--- BEGIN ---

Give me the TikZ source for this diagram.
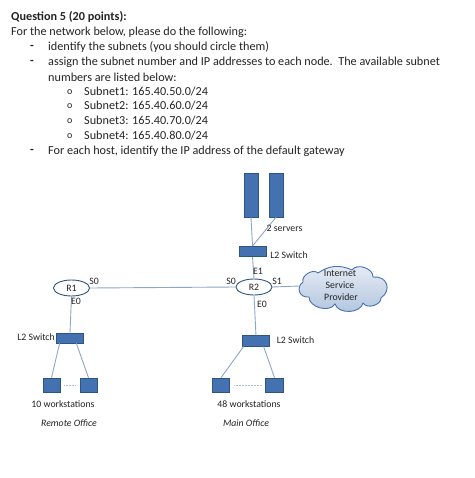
\documentclass[tikz,border=0pt]{standalone}
\usepackage{fontspec}
\setmainfont{Carlito}
\usetikzlibrary{shapes.geometric}
\definecolor{boxc}{RGB}{68,114,176}
\definecolor{edgec}{RGB}{46,84,130}
\definecolor{linkc}{RGB}{140,165,200}
\definecolor{inkc}{RGB}{35,35,35}
\tikzset{
  para/.style={anchor=west,inner sep=0pt,font=\fontsize{12.2}{14}\selectfont,text=inkc},
  tag/.style={inner sep=0pt,font=\fontsize{9.8}{11}\selectfont,text=inkc},
  hw/.style={rectangle,draw=edgec,fill=boxc,line width=0.6pt,inner sep=0pt},
  router/.style={ellipse,draw=edgec,fill=white,line width=0.9pt,inner sep=0pt,minimum width=36pt,minimum height=16pt,font=\fontsize{9.8}{11}\selectfont,text=inkc},
  link/.style={draw=linkc,line width=0.9pt},
  gap/.style={draw=linkc!70,densely dotted,line width=0.5pt,shorten >=4pt,shorten <=4pt}
}
\begin{document}
\begin{tikzpicture}[x=1pt,y=-1pt]
  \useasboundingbox (0,0) rectangle (474,478);
  % question text
  \node[para,font=\fontsize{12.2}{14}\selectfont\bfseries] (qhead) at (11,17) {Question 5 (20 points):};
  \node[para] (qintro) at (11,32) {For the network below, please do the following:};
  \node[para] (dashA) at (30,47) {\textbf{-}};
  \node[para] (itemA) at (48,47) {identify the subnets (you should circle them)};
  \node[para] (dashB) at (30,62) {\textbf{-}};
  \node[para] (itemB) at (48,62) {assign the subnet number and IP addresses to each node.\ \ The available subnet};
  \node[para] (itemBb) at (48,77) {numbers are listed below:};
  \node[para,font=\fontsize{10}{12}\selectfont] (bulA) at (67,92) {o};
  \node[para] (netA) at (84,92) {Subnet1: 165.40.50.0/24};
  \node[para,font=\fontsize{10}{12}\selectfont] (bulB) at (67,106) {o};
  \node[para] (netB) at (84,106) {Subnet2: 165.40.60.0/24};
  \node[para,font=\fontsize{10}{12}\selectfont] (bulC) at (67,121) {o};
  \node[para] (netC) at (84,121) {Subnet3: 165.40.70.0/24};
  \node[para,font=\fontsize{10}{12}\selectfont] (bulD) at (67,136) {o};
  \node[para] (netD) at (84,136) {Subnet4: 165.40.80.0/24};
  \node[para] (dashC) at (30,151) {\textbf{-}};
  \node[para] (itemC) at (48,151) {For each host, identify the IP address of the default gateway};
  % servers and top switch
  \node[hw,minimum width=14pt,minimum height=44pt] (srvA) at (251,195) {};
  \node[hw,minimum width=14pt,minimum height=44pt] (srvB) at (276,195) {};
  \node[hw,minimum width=27pt,minimum height=10.5pt] (swTop) at (252.5,251.5) {};
  % routers
  \node[router] (rOne) at (71.5,288) {R1};
  \node[router] (rTwo) at (254,287) {R2};
  % isp cloud, drawn lobe by lobe
  \draw[draw=boxc,line width=0.9pt,top color=boxc!12,bottom color=boxc!42]
    (303,282) to[bend left=75] (318,273) to[bend left=30] (352,270)
    to[bend left=75] (373,277) to[bend left=75,looseness=1.6] (381,298)
    to[bend left=75] (363,303) to[bend left=75] (335,304)
    to[bend left=75] (309,297) to[bend left=75,looseness=1.5] cycle;
  \coordinate (ispPort) at (299.5,286);
  \node[tag] (ispA) at (340,273) {Internet};
  \node[tag] (ispB) at (340,285) {Service};
  \node[tag] (ispC) at (341,297) {Provider};
  % remote office
  \node[hw,minimum width=27pt,minimum height=10pt] (swRem) at (70,338) {};
  \node[hw,minimum width=17pt,minimum height=14pt] (wsRemA) at (51.5,385) {};
  \node[hw,minimum width=17pt,minimum height=14pt] (wsRemB) at (88.5,385) {};
  % main office
  \node[hw,minimum width=27pt,minimum height=10.5pt] (swMain) at (256,341) {};
  \node[hw,minimum width=17.5pt,minimum height=14pt] (wsMainA) at (221,385) {};
  \node[hw,minimum width=17.5pt,minimum height=14pt] (wsMainB) at (274.5,385) {};
  % links
  \draw[link] (srvA.south) -- (swTop.north);
  \draw[link] (srvB.south) -- (swTop.north);
  \draw[link] (swTop.south) -- (rTwo.north);
  \draw[link] (rOne.east) -- (rTwo.west);
  \draw[link] (rTwo.east) -- (ispPort);
  \draw[link] (rTwo.south) -- (swMain.north);
  \draw[link] (rOne.south) -- (swRem.north);
  \draw[link] (swRem.207) -- (wsRemA.north);
  \draw[link] (swRem.320) -- (wsRemB.north);
  \draw[link] (swMain.204) -- (wsMainA.north);
  \draw[link] (swMain.324) -- (wsMainB.north);
  \draw[gap] (wsRemA.east) -- (wsRemB.west);
  \draw[gap] (wsMainA.east) -- (wsMainB.west);
  % labels
  \node[tag] (lblSrv) at (284.5,228) {2 servers};
  \node[tag] (lblTop) at (289,255) {L2 Switch};
  \node[tag] (lblEone) at (258,271) {E1};
  \node[tag] (lblSzero) at (231,281) {S0};
  \node[tag] (lblSone) at (277,281) {S1};
  \node[tag] (lblEzero) at (262,304) {E0};
  \node[tag] (lblRs) at (94,281) {S0};
  \node[tag] (lblRe) at (76,301) {E0};
  \node[tag] (lblRem) at (36,337) {L2 Switch};
  \node[tag] (lblMain) at (295.5,340) {L2 Switch};
  \node[tag] (lblWsRem) at (63,404) {10 workstations};
  \node[tag] (lblWsMain) at (249,404) {48 workstations};
  \node[tag,font=\fontsize{9.8}{11}\selectfont\itshape] (lblOffRem) at (69,423) {Remote Office};
  \node[tag,font=\fontsize{9.8}{11}\selectfont\itshape] (lblOffMain) at (246,423) {Main Office};
\end{tikzpicture}
\end{document}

--- END ---

**What to do:**
The listing above must be printed again exactly, minus its pictures.

**Result below:**
Give me the TikZ source for this diagram.
\documentclass[tikz,border=0pt]{standalone}
\usepackage{fontspec}
\setmainfont{Carlito}
\usetikzlibrary{shapes.geometric}
\definecolor{boxc}{RGB}{68,114,176}
\definecolor{edgec}{RGB}{46,84,130}
\definecolor{linkc}{RGB}{140,165,200}
\definecolor{inkc}{RGB}{35,35,35}
\tikzset{
  para/.style={anchor=west,inner sep=0pt,font=\fontsize{12.2}{14}\selectfont,text=inkc},
  tag/.style={inner sep=0pt,font=\fontsize{9.8}{11}\selectfont,text=inkc},
  hw/.style={rectangle,draw=edgec,fill=boxc,line width=0.6pt,inner sep=0pt},
  router/.style={ellipse,draw=edgec,fill=white,line width=0.9pt,inner sep=0pt,minimum width=36pt,minimum height=16pt,font=\fontsize{9.8}{11}\selectfont,text=inkc},
  link/.style={draw=linkc,line width=0.9pt},
  gap/.style={draw=linkc!70,densely dotted,line width=0.5pt,shorten >=4pt,shorten <=4pt}
}
\begin{document}
\begin{tikzpicture}[x=1pt,y=-1pt]
  \useasboundingbox (0,0) rectangle (474,478);
  % question text
  \node[para,font=\fontsize{12.2}{14}\selectfont\bfseries] (qhead) at (11,17) {Question 5 (20 points):};
  \node[para] (qintro) at (11,32) {For the network below, please do the following:};
  \node[para] (dashA) at (30,47) {\textbf{-}};
  \node[para] (itemA) at (48,47) {identify the subnets (you should circle them)};
  \node[para] (dashB) at (30,62) {\textbf{-}};
  \node[para] (itemB) at (48,62) {assign the subnet number and IP addresses to each node.\ \ The available subnet};
  \node[para] (itemBb) at (48,77) {numbers are listed below:};
  \node[para,font=\fontsize{10}{12}\selectfont] (bulA) at (67,92) {o};
  \node[para] (netA) at (84,92) {Subnet1: 165.40.50.0/24};
  \node[para,font=\fontsize{10}{12}\selectfont] (bulB) at (67,106) {o};
  \node[para] (netB) at (84,106) {Subnet2: 165.40.60.0/24};
  \node[para,font=\fontsize{10}{12}\selectfont] (bulC) at (67,121) {o};
  \node[para] (netC) at (84,121) {Subnet3: 165.40.70.0/24};
  \node[para,font=\fontsize{10}{12}\selectfont] (bulD) at (67,136) {o};
  \node[para] (netD) at (84,136) {Subnet4: 165.40.80.0/24};
  \node[para] (dashC) at (30,151) {\textbf{-}};
  \node[para] (itemC) at (48,151) {For each host, identify the IP address of the default gateway};
  % servers and top switch
  \node[hw,minimum width=14pt,minimum height=44pt] (srvA) at (251,195) {};
  \node[hw,minimum width=14pt,minimum height=44pt] (srvB) at (276,195) {};
  \node[hw,minimum width=27pt,minimum height=10.5pt] (swTop) at (252.5,251.5) {};
  % routers
  \node[router] (rOne) at (71.5,288) {R1};
  \node[router] (rTwo) at (254,287) {R2};
  % isp cloud, drawn lobe by lobe
  \draw[draw=boxc,line width=0.9pt,top color=boxc!12,bottom color=boxc!42]
    (303,282) to[bend left=75] (318,273) to[bend left=30] (352,270)
    to[bend left=75] (373,277) to[bend left=75,looseness=1.6] (381,298)
    to[bend left=75] (363,303) to[bend left=75] (335,304)
    to[bend left=75] (309,297) to[bend left=75,looseness=1.5] cycle;
  \coordinate (ispPort) at (299.5,286);
  \node[tag] (ispA) at (340,273) {Internet};
  \node[tag] (ispB) at (340,285) {Service};
  \node[tag] (ispC) at (341,297) {Provider};
  % remote office
  \node[hw,minimum width=27pt,minimum height=10pt] (swRem) at (70,338) {};
  \node[hw,minimum width=17pt,minimum height=14pt] (wsRemA) at (51.5,385) {};
  \node[hw,minimum width=17pt,minimum height=14pt] (wsRemB) at (88.5,385) {};
  % main office
  \node[hw,minimum width=27pt,minimum height=10.5pt] (swMain) at (256,341) {};
  \node[hw,minimum width=17.5pt,minimum height=14pt] (wsMainA) at (221,385) {};
  \node[hw,minimum width=17.5pt,minimum height=14pt] (wsMainB) at (274.5,385) {};
  % links
  \draw[link] (srvA.south) -- (swTop.north);
  \draw[link] (srvB.south) -- (swTop.north);
  \draw[link] (swTop.south) -- (rTwo.north);
  \draw[link] (rOne.east) -- (rTwo.west);
  \draw[link] (rTwo.east) -- (ispPort);
  \draw[link] (rTwo.south) -- (swMain.north);
  \draw[link] (rOne.south) -- (swRem.north);
  \draw[link] (swRem.207) -- (wsRemA.north);
  \draw[link] (swRem.320) -- (wsRemB.north);
  \draw[link] (swMain.204) -- (wsMainA.north);
  \draw[link] (swMain.324) -- (wsMainB.north);
  \draw[gap] (wsRemA.east) -- (wsRemB.west);
  \draw[gap] (wsMainA.east) -- (wsMainB.west);
  % labels
  \node[tag] (lblSrv) at (284.5,228) {2 servers};
  \node[tag] (lblTop) at (289,255) {L2 Switch};
  \node[tag] (lblEone) at (258,271) {E1};
  \node[tag] (lblSzero) at (231,281) {S0};
  \node[tag] (lblSone) at (277,281) {S1};
  \node[tag] (lblEzero) at (262,304) {E0};
  \node[tag] (lblRs) at (94,281) {S0};
  \node[tag] (lblRe) at (76,301) {E0};
  \node[tag] (lblRem) at (36,337) {L2 Switch};
  \node[tag] (lblMain) at (295.5,340) {L2 Switch};
  \node[tag] (lblWsRem) at (63,404) {10 workstations};
  \node[tag] (lblWsMain) at (249,404) {48 workstations};
  \node[tag,font=\fontsize{9.8}{11}\selectfont\itshape] (lblOffRem) at (69,423) {Remote Office};
  \node[tag,font=\fontsize{9.8}{11}\selectfont\itshape] (lblOffMain) at (246,423) {Main Office};
\end{tikzpicture}
\end{document}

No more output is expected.